** Start **

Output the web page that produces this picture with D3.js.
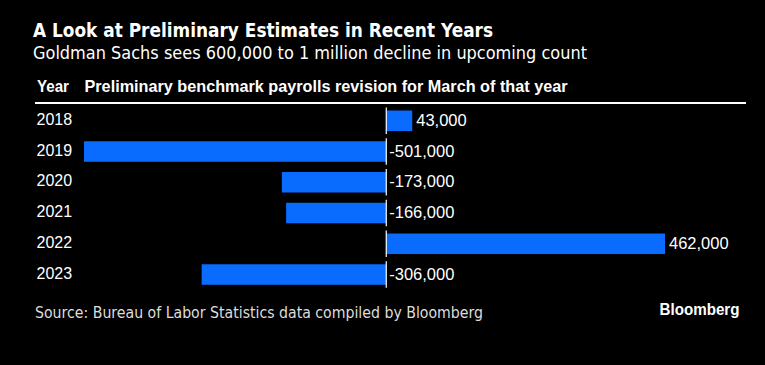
<!DOCTYPE html>
<html>
<head>
<meta charset="utf-8">
<script src="https://cdn.jsdelivr.net/npm/d3@7"></script>
<style>
  body { margin: 0; background: #000; }
  svg { display: block; }
  .cond { font-family: "DejaVu Sans Condensed", "DejaVu Sans"; font-stretch: condensed; }
  .dv { font-family: "DejaVu Sans", sans-serif; }
  .sans { font-family: "Liberation Sans", Arial, sans-serif; }
</style>
</head>
<body>
<div id="chart"></div>
<script>
let years = ["2018", "2019", "2020", "2021", "2022", "2023"]
let revisions = [43000, -501000, -173000, -166000, 462000, -306000]

let title = "A Look at Preliminary Estimates in Recent Years"
let subtitle = "Goldman Sachs sees 600,000 to 1 million decline in upcoming count"
let source = "Source: Bureau of Labor Statistics data compiled by Bloomberg"

let width = 765, height = 365

let svg = d3.select('#chart').append('svg')
    .attr("width", width)
    .attr("height", height)

svg.append("rect").attr("width", width).attr("height", height).attr("fill", "#000")

let x = d3.scaleLinear().domain([-501000, 462000]).range([84, 665])
let y = d3.scaleBand().domain(years).range([105.4, 289.9]).paddingInner(0.333).paddingOuter(0.1665)

// plain hyphen for negatives, like the original
let fmt = d3.formatLocale({decimal: ".", thousands: ",", grouping: [3], currency: ["$", ""], minus: "-"}).format(",")

// header
svg.append("text").attr("class", "dv")
    .attr("x", 33).attr("y", 36.5)
    .attr("fill", "#fff").attr("font-size", 19.5).attr("font-weight", "bold")
    .attr("textLength", 460).attr("lengthAdjust", "spacingAndGlyphs")
    .text(title)

svg.append("text").attr("class", "cond")
    .attr("x", 33).attr("y", 59)
    .attr("fill", "#fff").attr("font-size", 17.5)
    .attr("textLength", 554).attr("lengthAdjust", "spacingAndGlyphs")
    .text(subtitle)

svg.append("text").attr("class", "sans")
    .attr("x", 37).attr("y", 91.5)
    .attr("fill", "#fff").attr("font-size", 17).attr("font-weight", "bold")
    .attr("textLength", 32).attr("lengthAdjust", "spacingAndGlyphs")
    .text("Year")

svg.append("text").attr("class", "sans")
    .attr("x", 84.5).attr("y", 91.5)
    .attr("fill", "#fff").attr("font-size", 17).attr("font-weight", "bold")
    .attr("textLength", 483).attr("lengthAdjust", "spacingAndGlyphs")
    .text("Preliminary benchmark payrolls revision for March of that year")

svg.append("line")
    .attr("x1", 35).attr("x2", 746).attr("y1", 103).attr("y2", 103)
    .attr("stroke", "#fff").attr("stroke-width", 2)

let rows = svg.selectAll("g.row")
    .data(years.map((d, i) => ({year: d, value: revisions[i]})))
  .enter().append("g")
    .attr("class", "row")

rows.append("rect")
    .attr("x", d => x(Math.min(0, d.value)))
    .attr("y", d => y(d.year))
    .attr("width", d => Math.abs(x(d.value) - x(0)))
    .attr("height", y.bandwidth())
    .attr("fill", "#0a6cff")

// zero line, one piece per row
rows.append("line")
    .attr("x1", x(0)).attr("x2", x(0))
    .attr("y1", d => y(d.year) - 3)
    .attr("y2", d => y(d.year) + y.bandwidth() + 3)
    .attr("stroke", "#fff").attr("stroke-width", 1.2)

rows.append("text").attr("class", "sans")
    .attr("x", 36.5)
    .attr("y", d => y(d.year) + y.bandwidth() / 2 + 4)
    .attr("fill", "#fff").attr("font-size", 16)
    .text(d => d.year)

rows.append("text").attr("class", "sans")
    .attr("x", d => d.value > 0 ? x(d.value) + 4 : x(0) + 3)
    .attr("y", d => y(d.year) + y.bandwidth() / 2 + 5)
    .attr("fill", "#fff").attr("font-size", 16.5)
    .text(d => fmt(d.value))

svg.append("text").attr("class", "cond")
    .attr("x", 35).attr("y", 317.5)
    .attr("fill", "#ddd").attr("font-size", 15.5)
    .attr("textLength", 448).attr("lengthAdjust", "spacingAndGlyphs")
    .text(source)

svg.append("text").attr("class", "sans")
    .attr("x", 739.5).attr("y", 315)
    .attr("text-anchor", "end")
    .attr("fill", "#fff").attr("font-size", 17).attr("font-weight", "bold")
    .attr("textLength", 80).attr("lengthAdjust", "spacingAndGlyphs")
    .text("Bloomberg")
</script>
</body>
</html>
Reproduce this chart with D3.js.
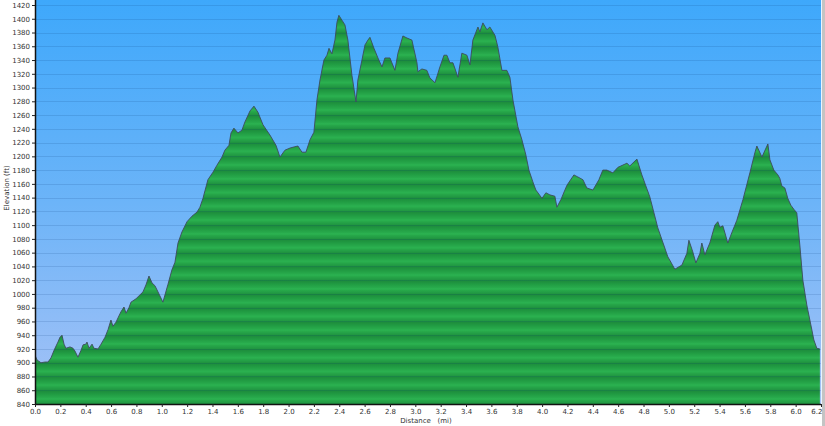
<!DOCTYPE html>
<html>
<head>
<meta charset="utf-8">
<script src="https://cdn.jsdelivr.net/npm/d3@7/dist/d3.min.js"></script>
<style>
html,body{margin:0;padding:0;background:#fff;}
svg{display:block;}
text{font-family:"DejaVu Sans",Verdana,sans-serif;}
</style>
</head>
<body>
<svg id="chart" width="825" height="426"></svg>
<script>
const distance = [0.000,0.016,0.047,0.079,0.103,0.126,0.150,0.181,0.197,0.213,0.229,0.244,0.276,0.300,0.315,0.339,0.363,0.379,0.402,0.410,0.426,0.450,0.465,0.497,0.521,0.552,0.576,0.599,0.615,0.639,0.662,0.678,0.702,0.718,0.741,0.757,0.797,0.852,0.875,0.899,0.923,0.946,0.978,1.009,1.049,1.080,1.104,1.128,1.159,1.199,1.238,1.278,1.301,1.325,1.364,1.404,1.435,1.475,1.498,1.530,1.546,1.569,1.601,1.632,1.656,1.696,1.727,1.759,1.798,1.853,1.901,1.932,1.972,2.011,2.050,2.074,2.106,2.137,2.169,2.200,2.224,2.248,2.279,2.303,2.319,2.342,2.366,2.382,2.397,2.421,2.445,2.468,2.500,2.532,2.547,2.579,2.603,2.626,2.642,2.674,2.705,2.737,2.760,2.800,2.839,2.863,2.902,2.934,2.973,3.013,3.020,3.052,3.091,3.115,3.155,3.194,3.226,3.249,3.273,3.297,3.336,3.367,3.407,3.431,3.454,3.494,3.509,3.533,3.565,3.588,3.628,3.651,3.683,3.722,3.746,3.770,3.809,3.841,3.872,3.896,3.927,3.951,3.999,4.030,4.061,4.101,4.117,4.148,4.196,4.251,4.282,4.322,4.353,4.401,4.448,4.479,4.511,4.558,4.598,4.669,4.692,4.748,4.787,4.850,4.913,4.992,5.047,5.103,5.142,5.158,5.189,5.213,5.245,5.260,5.284,5.323,5.363,5.386,5.402,5.426,5.465,5.505,5.536,5.584,5.639,5.678,5.694,5.734,5.781,5.797,5.828,5.860,5.875,5.891,5.915,5.938,5.962,5.986,6.009,6.033,6.057,6.088,6.120,6.144,6.167,6.191];
const elevation = [911,904,900,901,901,907,918,930,937,940,927,921,923,921,917,908,918,926,927,930,921,927,921,920,927,937,948,962,953,959,968,974,981,972,980,988,993,1003,1013,1026,1016,1012,1000,988,1014,1035,1046,1074,1090,1105,1113,1119,1126,1139,1166,1177,1187,1199,1209,1216,1234,1241,1234,1238,1250,1266,1273,1264,1246,1231,1216,1199,1209,1212,1214,1215,1206,1206,1224,1235,1282,1311,1340,1347,1357,1349,1369,1395,1405,1398,1391,1369,1318,1279,1311,1340,1362,1369,1373,1357,1343,1330,1343,1343,1325,1350,1375,1372,1369,1336,1323,1327,1325,1314,1307,1330,1347,1347,1336,1336,1315,1350,1347,1333,1369,1388,1381,1394,1384,1388,1376,1359,1325,1325,1315,1282,1243,1224,1202,1180,1163,1151,1139,1147,1144,1142,1126,1137,1158,1173,1170,1166,1154,1151,1166,1180,1180,1176,1184,1190,1186,1196,1173,1141,1096,1054,1036,1042,1059,1078,1061,1045,1059,1074,1057,1074,1100,1105,1097,1099,1074,1093,1107,1137,1176,1205,1215,1199,1218,1195,1180,1173,1168,1157,1154,1139,1129,1123,1118,1071,1020,984,955,933,921,920];
const xTicks = d3.range(0, 32).map(i => +(i * 0.2).toFixed(1));
const yTicks = d3.range(840, 1421, 20);
const xTitle = "Distance   (mi)";
const yTitle = "Elevation (ft)";

const svg = d3.select("#chart");
const L = 35, R = 821, T = 0, B = 404;
const x = d3.scaleLinear().domain([0, 6.2]).range([L, R]);
const y = d3.scaleLinear().domain([840, 1420]).range([B, 5]);
const band = y(840) - y(860);

const defs = svg.append("defs");
const bg = defs.append("linearGradient").attr("id","bg").attr("x1",0).attr("y1",0).attr("x2",0).attr("y2",1);
bg.append("stop").attr("offset","0%").attr("stop-color","#3ea8fb");
bg.append("stop").attr("offset","50%").attr("stop-color","#6cb4f8");
bg.append("stop").attr("offset","100%").attr("stop-color","#a6c2f6");

const sg = defs.append("linearGradient").attr("id","stripe").attr("x1",0).attr("y1",0).attr("x2",0).attr("y2",1);
[["0%","#1c893b"],["30%","#219c43"],["55%","#28ab4c"],["64%","#2cb452"],["72%","#27a94a"],["100%","#209441"]]
  .forEach(s => sg.append("stop").attr("offset", s[0]).attr("stop-color", s[1]));
const pat = defs.append("pattern").attr("id","greenpat").attr("patternUnits","userSpaceOnUse")
  .attr("width", 10).attr("height", band)
  .attr("patternTransform", `translate(0,${y(1420)})`);
pat.append("rect").attr("width",10).attr("height",band).attr("fill","url(#stripe)");

defs.append("clipPath").attr("id","clip").append("rect").attr("x",L).attr("y",T).attr("width",R-L).attr("height",B-T);

svg.append("rect").attr("x",L).attr("y",T).attr("width",R-L).attr("height",B-T).attr("fill","url(#bg)");

const data = distance.map((d,i)=>({d, e: elevation[i]}));
const area = d3.area().x(p=>x(p.d)).y0(B).y1(p=>y(p.e)).curve(d3.curveLinear);
const line = d3.line().x(p=>x(p.d)).y(p=>y(p.e));

const g = svg.append("g").attr("clip-path","url(#clip)");
g.append("path").datum(data).attr("d", area).attr("fill","url(#greenpat)");

g.selectAll("line.grid").data(yTicks).join("line").attr("class","grid")
  .attr("x1",L).attr("x2",R).attr("y1",d=>Math.round(y(d))+0.5).attr("y2",d=>Math.round(y(d))+0.5)
  .attr("stroke","#0a3c78").attr("stroke-opacity",0.14).attr("stroke-width",1);

g.append("path").datum(data).attr("d", line).attr("fill","none").attr("stroke","#3d4b5c").attr("stroke-width",0.9);

// right border
svg.append("line").attr("x1",R+0.5).attr("x2",R+0.5).attr("y1",0).attr("y2",B).attr("stroke","#e8f4ff");
svg.append("rect").attr("x",822).attr("y",0).attr("width",3).attr("height",426).attr("fill","#c4c4c4");

// axes
const yAxis = d3.axisLeft(y).tickValues(yTicks).tickSize(3).tickPadding(2).tickFormat(d3.format("d"));
const ya = svg.append("g").attr("transform",`translate(${L},0)`).call(yAxis);
ya.select(".domain").attr("d", `M0.5,0V${B}`).attr("stroke","#111").attr("stroke-width",1.5);
ya.selectAll(".tick line").attr("stroke","#222");
ya.selectAll(".tick text").attr("font-size","7px").attr("fill","#333").attr("font-family","DejaVu Sans");

const xAxis = d3.axisBottom(x).tickValues(xTicks).tickSize(3).tickPadding(2).tickFormat(d3.format(".1f"));
const xa = svg.append("g").attr("transform",`translate(0,${B})`).call(xAxis);
xa.select(".domain").attr("d", `M${L},0.5H${R}`).attr("stroke","#111").attr("stroke-width",1.5);
xa.selectAll(".tick line").attr("stroke","#222");
xa.selectAll(".tick text").attr("font-size","7px").attr("fill","#333").attr("font-family","DejaVu Sans");
xa.selectAll(".tick text").filter(d => d === 6.2).attr("text-anchor","end").attr("dx","1");

svg.append("text").attr("x", 426).attr("y", 423).attr("text-anchor","middle")
  .attr("font-size","7px").attr("fill","#333").attr("xml:space","preserve").style("white-space","pre").text(xTitle);
svg.append("text").attr("transform","translate(9,188) rotate(-90)").attr("text-anchor","middle")
  .attr("font-size","7px").attr("fill","#333").text(yTitle);
</script>
</body>
</html>
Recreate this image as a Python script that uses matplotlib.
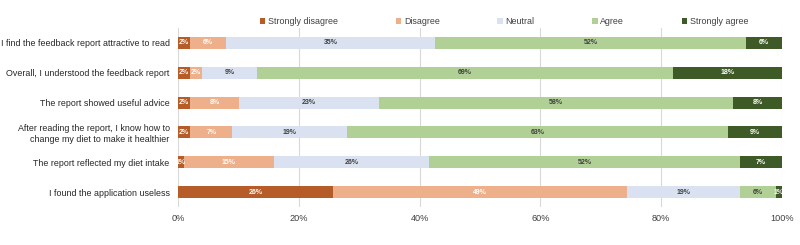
import numpy as np
import matplotlib
matplotlib.use("Agg")
import matplotlib.pyplot as plt

plt.rcParams["font.family"] = ["Liberation Sans", "DejaVu Sans"]

questions = [
    "I find the feedback report attractive to read",
    "Overall, I understood the feedback report",
    "The report showed useful advice",
    "After reading the report, I know how to\nchange my diet to make it healthier",
    "The report reflected my diet intake",
    "I found the application useless",
]
categories = ["Strongly disagree", "Disagree", "Neutral", "Agree", "Strongly agree"]
strongly_disagree = [2, 2, 2, 2, 1, 26]
disagree = [6, 2, 8, 7, 15, 49]
neutral = [35, 9, 23, 19, 26, 19]
agree = [52, 69, 58, 63, 52, 6]
strongly_agree = [6, 18, 8, 9, 7, 1]

colors = ["#B65C28", "#EDB08A", "#DAE2F1", "#B1D096", "#3E5A26"]
label_colors = ["white", "white", "#404040", "#404040", "white"]

series = np.array([strongly_disagree, disagree, neutral, agree, strongly_agree], dtype=float)
shares = series / series.sum(axis=0) * 100  # 100% stacked

fig = plt.figure(figsize=(8, 2.45), dpi=100)
ax = fig.add_axes([0.2225, 0.155, 0.755, 0.731])

y = np.arange(len(questions))
left = np.zeros(len(questions))
for i, cat in enumerate(categories):
    bars = ax.barh(y, shares[i], left=left, height=0.4, color=colors[i],
                   label=cat, zorder=3)
    for j, b in enumerate(bars):
        ax.text(left[j] + shares[i][j] / 2, y[j], f"{int(series[i][j])}%",
                ha="center", va="center", fontsize=5, fontweight="bold",
                color=label_colors[i], zorder=4)
    left += shares[i]

ax.set_xlim(0, 100)
ax.set_ylim(len(questions) - 0.5, -0.5)
ax.set_yticks(y)
ax.set_yticklabels(questions, fontsize=6.4, color="#262626")
ax.set_xticks(np.arange(0, 101, 20))
ax.set_xticklabels([f"{v}%" for v in range(0, 101, 20)], fontsize=6.6, color="#404040")
ax.tick_params(axis="x", length=0, pad=5)
ax.tick_params(axis="y", length=0, pad=6)
ax.grid(axis="x", color="#D9D9D9", linewidth=0.8, zorder=0)
for s in ax.spines.values():
    s.set_visible(False)

ax.legend(loc="lower center", bbox_to_anchor=(0.54, 0.985), ncol=5, frameon=False,
          fontsize=6.4, handlelength=0.6, handleheight=0.6, handletextpad=0.3,
          columnspacing=6.5, borderaxespad=0.1, labelcolor="#404040")

fig.savefig("out.png", dpi=100)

** End **

Given request –
From the data above, work out how many lines contain the string "this" and reply with only the number.

Completed task –
3